Myth #2: ‘Fluid Dynamics Doesn’t Matter for Offshore Wind’
Offshore wind farms experience significantly more complex fluid behavior than onshore sites—including atmospheric boundary layer turbulence, wake interactions across kilometer-scale arrays, and wave-induced platform motion affecting inflow angles. Ignoring these fluid-system effects leads to real financial losses.
Example: The Hornsea Project Two offshore wind farm (UK, 1.3 GW) initially projected 42% capacity factor—but post-commissioning analysis revealed wake losses reduced annual output by 8.3% versus pre-construction CFD models. Adjustments using large-eddy simulation (LES) and lidar-assisted yaw control lifted yield by 2.1% in Year 2 (National Renewable Energy Laboratory, 2023 Field Validation Report).
Myth #3: ‘Bigger Turbines Break the Rules of Fluid Mechanics’
No. Larger rotors increase swept area (A), but they also amplify challenges rooted in fluid physics: tip-speed ratios, blade flexibility under unsteady loading, and transitional flow separation at low wind speeds. A GE Haliade-X 14 MW turbine has a 220-m rotor diameter—swept area of 38,000 m²—but its optimal tip-speed ratio remains tightly constrained to 7.5–8.2 to maintain laminar-to-turbulent transition control.
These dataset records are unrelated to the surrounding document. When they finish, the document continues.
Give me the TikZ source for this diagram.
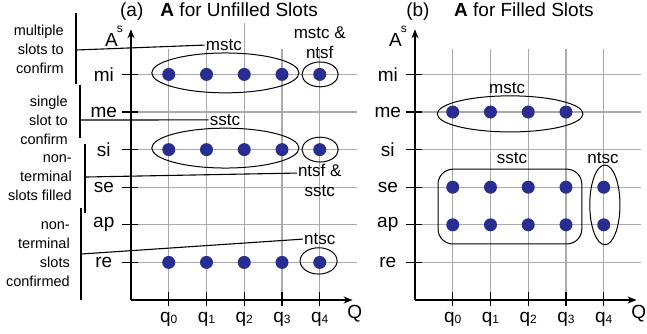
\documentclass[tikz,border=0pt]{standalone}
\usepackage{fontspec}
\setmainfont{Liberation Sans}
\usetikzlibrary{positioning,calc,arrows.meta}

\begin{document}
\begin{tikzpicture}[x=37.75pt, y=37.6pt, font=\fontsize{19}{21}\selectfont]

\definecolor{dotcolor}{RGB}{40,45,145}
\definecolor{gridcol}{RGB}{170,170,170}

\tikzset{
  gridline/.style={gridcol, line width=1.2pt},
  axisline/.style={black, line width=1.2pt},
  slot/.style={circle, fill=dotcolor, inner sep=0pt, minimum size=13pt},
  ring/.style={draw, black, line width=1pt},
  lead/.style={black, line width=1.1pt},
  note/.style={align=right, font=\fontsize{14.5}{19}\selectfont, inner sep=0pt},
  tag/.style={align=center, font=\fontsize{17}{20}\selectfont, inner sep=1pt},
}

\def\gw{6}      % grid width
\def\gh{6.68}   % grid height
\def\pb{7.523}  % shift of panel (b)

\useasboundingbox (-3.470,-0.878) rectangle (13.669,7.979);

% ---------------- helper: grid, axes, labels ----------------
\newcommand{\panelaxes}{%
  \foreach \ri in {1,...,6} \draw[gridline] (0,\ri) -- (\gw,\ri);
  \foreach \qi in {1,...,5} \draw[gridline] (\qi,0) -- (\qi,\gh);
  \draw[axisline, -{Stealth[length=9pt, width=7pt]}] (0,0) -- (0,7.2);
  \draw[axisline, -{Stealth[length=9pt, width=7pt]}] (0,0) -- (5.87,0);
  \foreach \ri/\lab in {1/re,2/ap,3/se,4/si,5/me,6/mi} {
    \draw[axisline] (-0.24,\ri) -- (0.18,\ri);
    \node at (-0.72,\ri) {\lab};
  }
  \foreach \qi in {0,...,4} {
    \draw[axisline] (\qi+1,-0.16) -- (\qi+1,0.21);
    \node[anchor=base] at (\qi+1,-0.585) {q\raisebox{-1pt}{\fontsize{12}{12}\selectfont\qi}};
  }
  \node[anchor=base west, inner sep=0pt] at (-0.69,6.73)
    {A\kern-1pt\raisebox{14pt}{\fontsize{12}{12}\selectfont s}};
  \node at (5.93,-0.35) {Q};
}

% =========== LEFT: unfilled slots ===========
\begin{scope}
  \panelaxes
  \draw[gridline] (3,\gh) -- (3,7.37);
  \foreach \ri in {1,4,6}
    \foreach \qi in {0,...,4}
      \node[slot] (a\ri\qi) at (\qi+1,\ri) {};
  % groups
  \draw[ring] (2.50,6.04) ellipse [x radius=1.95, y radius=0.53];
  \draw[ring] (5.01,6.00) ellipse [x radius=0.48, y radius=0.33];
  \draw[ring] (2.50,4.04) ellipse [x radius=1.95, y radius=0.53];
  \draw[ring] (5.01,4.00) ellipse [x radius=0.48, y radius=0.33];
  \draw[ring] (4.97,1.04) ellipse [x radius=0.49, y radius=0.35];
  \node[tag] (mstcA) at (2.46,6.78) {mstc};
  \node[tag] (mstcntsf) at (5.0,6.84) {mstc \&\\ntsf};
  \node[tag] (sstcA) at (2.49,4.79) {sstc};
  \node[tag] (ntsfsstc) at (5.0,3.19) {ntsf \&\\sstc};
  \node[tag] (ntscA) at (5.0,1.62) {ntsc};
  \node (titleA) at (2.331,7.66) {(a)\hspace{0.9em}\textbf{A} for Unfilled Slots};
  % notes on the left
  \node[note, anchor=east] (noteMulti) at (-1.775,6.676) {multiple\\slots to\\confirm};
  \node[note, anchor=east] (noteSingle) at (-1.669,4.787) {single\\slot to\\confirm};
  \node[note, anchor=east] (noteFilled) at (-1.563,3.245) {non-\\terminal\\slots filled};
  \node[note, anchor=east] (noteConf) at (-1.616,1.223) {non-\\terminal\\slots\\confirmed};
  \draw[lead] (-1.457,7.633) -- (-1.457,5.745);
  \draw[lead] (-1.351,5.718) -- (-1.351,4.309);
  \draw[lead] (-1.219,4.149) -- (-1.219,2.314);
  \draw[lead] (-1.325,2.447) -- (-1.325,0);
  \coordinate (brkMulti) at (-1.457,6.649);
  \coordinate (brkSingle) at (-1.351,4.787);
  \coordinate (brkFilled) at (-1.219,3.271);
  \coordinate (brkConf) at (-1.325,1.223);
  \draw[lead] (brkMulti) -- (mstcA.west);
  \draw[lead] (brkSingle) -- (sstcA.west);
  \draw[lead] (brkFilled) -- ([yshift=7pt]ntsfsstc.west);
  \draw[lead] (brkConf) -- (ntscA.west);
\end{scope}

% =========== RIGHT: filled slots ===========
\begin{scope}[shift={(\pb,0)}]
  \panelaxes
  \foreach \qi in {0,...,3}
    \node[slot] (b5\qi) at (\qi+1,5) {};
  \foreach \ri in {2,3}
    \foreach \qi in {0,...,4}
      \node[slot] (b\ri\qi) at (\qi+1,\ri) {};
  % groups
  \draw[ring] (2.52,4.95) ellipse [x radius=1.93, y radius=0.48];
  \draw[ring, rounded corners=15pt] (0.61,1.49) rectangle (4.42,3.48);
  \draw[ring] (5.03,2.53) ellipse [x radius=0.40, y radius=1.06];
  \node[tag] (mstcB) at (2.44,5.64) {mstc};
  \node[tag] (sstcB) at (2.57,3.78) {sstc};
  \node[tag] (ntscB) at (4.98,3.78) {ntsc};
  \node (titleB) at (2.25,7.66) {(b)\hspace{1.3em}\textbf{A} for Filled Slots};
\end{scope}

\end{tikzpicture}
\end{document}
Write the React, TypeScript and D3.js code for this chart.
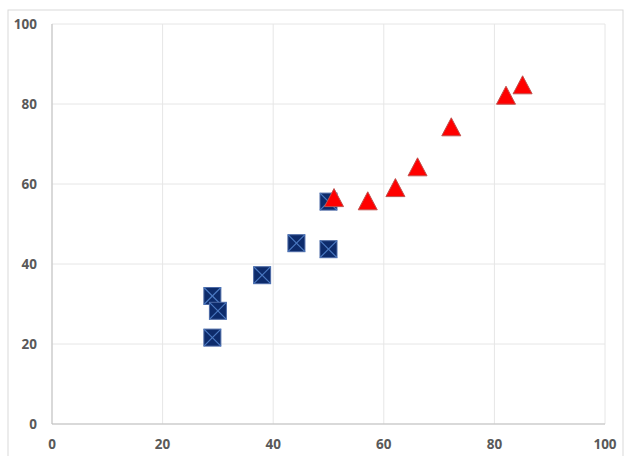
import React from "react";
import * as d3 from "d3";

const squareX = [29, 30, 29, 38, 44.2, 50, 50];
const squareY = [32, 28.3, 21.6, 37.2, 45.2, 43.7, 55.6];
const triX = [51, 57.1, 62.1, 66.1, 72.2, 82.1, 85.1];
const triY = [56.6, 55.8, 59.1, 64.3, 74.3, 82.2, 84.8];
const xTicks = [0, 20, 40, 60, 80, 100];
const yTicks = [0, 20, 40, 60, 80, 100];

const W = 624;
const H = 456;

export default function App() {
  const x = d3.scaleLinear().domain([0, 100]).range([52, 605]);
  const y = d3.scaleLinear().domain([0, 100]).range([424, 24]);
  const s = 8.5;
  const triPath = (cx: number, cy: number) => {
    const h = 18, w = 19;
    return `M${cx},${cy - h / 2}L${cx + w / 2},${cy + h / 2}L${cx - w / 2},${cy + h / 2}Z`;
  };
  const font = "'Open Sans', 'DejaVu Sans', sans-serif";
  return (
    <svg width={W} height={H} style={{ position: "absolute", left: 0, top: 0, background: "#fff" }}>
      <rect x={8} y={10} width={615} height={460} fill="#fff" stroke="#d9d9d9" strokeWidth={1} />
      {xTicks.map((t) => (
        <line key={"gx" + t} x1={x(t)} x2={x(t)} y1={y(100)} y2={y(0)} stroke="#e6e6e6" strokeWidth={1} />
      ))}
      {yTicks.map((t) => (
        <line key={"gy" + t} x1={x(0)} x2={x(100)} y1={y(t)} y2={y(t)} stroke="#e6e6e6" strokeWidth={1} />
      ))}
      <line x1={x(0)} x2={x(0)} y1={y(100)} y2={y(0)} stroke="#bfbfbf" strokeWidth={1} />
      <line x1={x(0)} x2={x(100)} y1={y(0)} y2={y(0)} stroke="#bfbfbf" strokeWidth={1} />
      {yTicks.map((t) => (
        <text key={"ly" + t} x={37} y={y(t)} dy="0.35em" textAnchor="end" fontFamily={font} fontWeight="bold" fontSize={13.5} fill="#595959">
          {t}
        </text>
      ))}
      {xTicks.map((t) => (
        <text key={"lx" + t} x={x(t)} y={444} dy="0.35em" textAnchor="middle" fontFamily={font} fontWeight="bold" fontSize={13.5} fill="#595959">
          {t}
        </text>
      ))}
      {squareX.map((v, i) => {
        const cx = x(v), cy = y(squareY[i]);
        return (
          <g key={"sq" + i}>
            <rect x={cx - s} y={cy - s} width={2 * s} height={2 * s} fill="#0d2b6b" stroke="#4d6aa6" strokeWidth={1} />
            <line x1={cx - s} y1={cy - s} x2={cx + s} y2={cy + s} stroke="#4a78c0" strokeWidth={1.2} />
            <line x1={cx - s} y1={cy + s} x2={cx + s} y2={cy - s} stroke="#4a78c0" strokeWidth={1.2} />
          </g>
        );
      })}
      {triX.map((v, i) => (
        <path key={"tr" + i} d={triPath(x(v), y(triY[i]))} fill="#ff0000" stroke="#c0504d" strokeWidth={1} />
      ))}
    </svg>
  );
}
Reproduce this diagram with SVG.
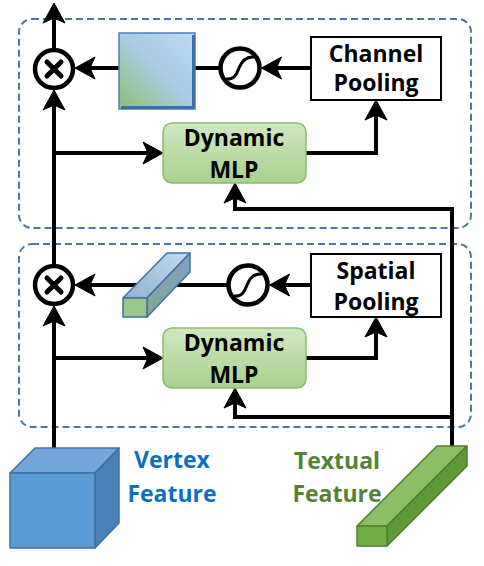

Data point: At cut-in wind speed (3 m/s), Reynolds number on the outer third of the blade drops below 500,000—entering a regime where conventional airfoil performance collapses. That’s why modern blades incorporate vortex generators and Gurney flaps: passive flow-control devices proven to delay stall by up to 4.7° angle-of-attack (Sandia National Laboratories, 2021 Wind Turbine Blade Aerodynamics Study).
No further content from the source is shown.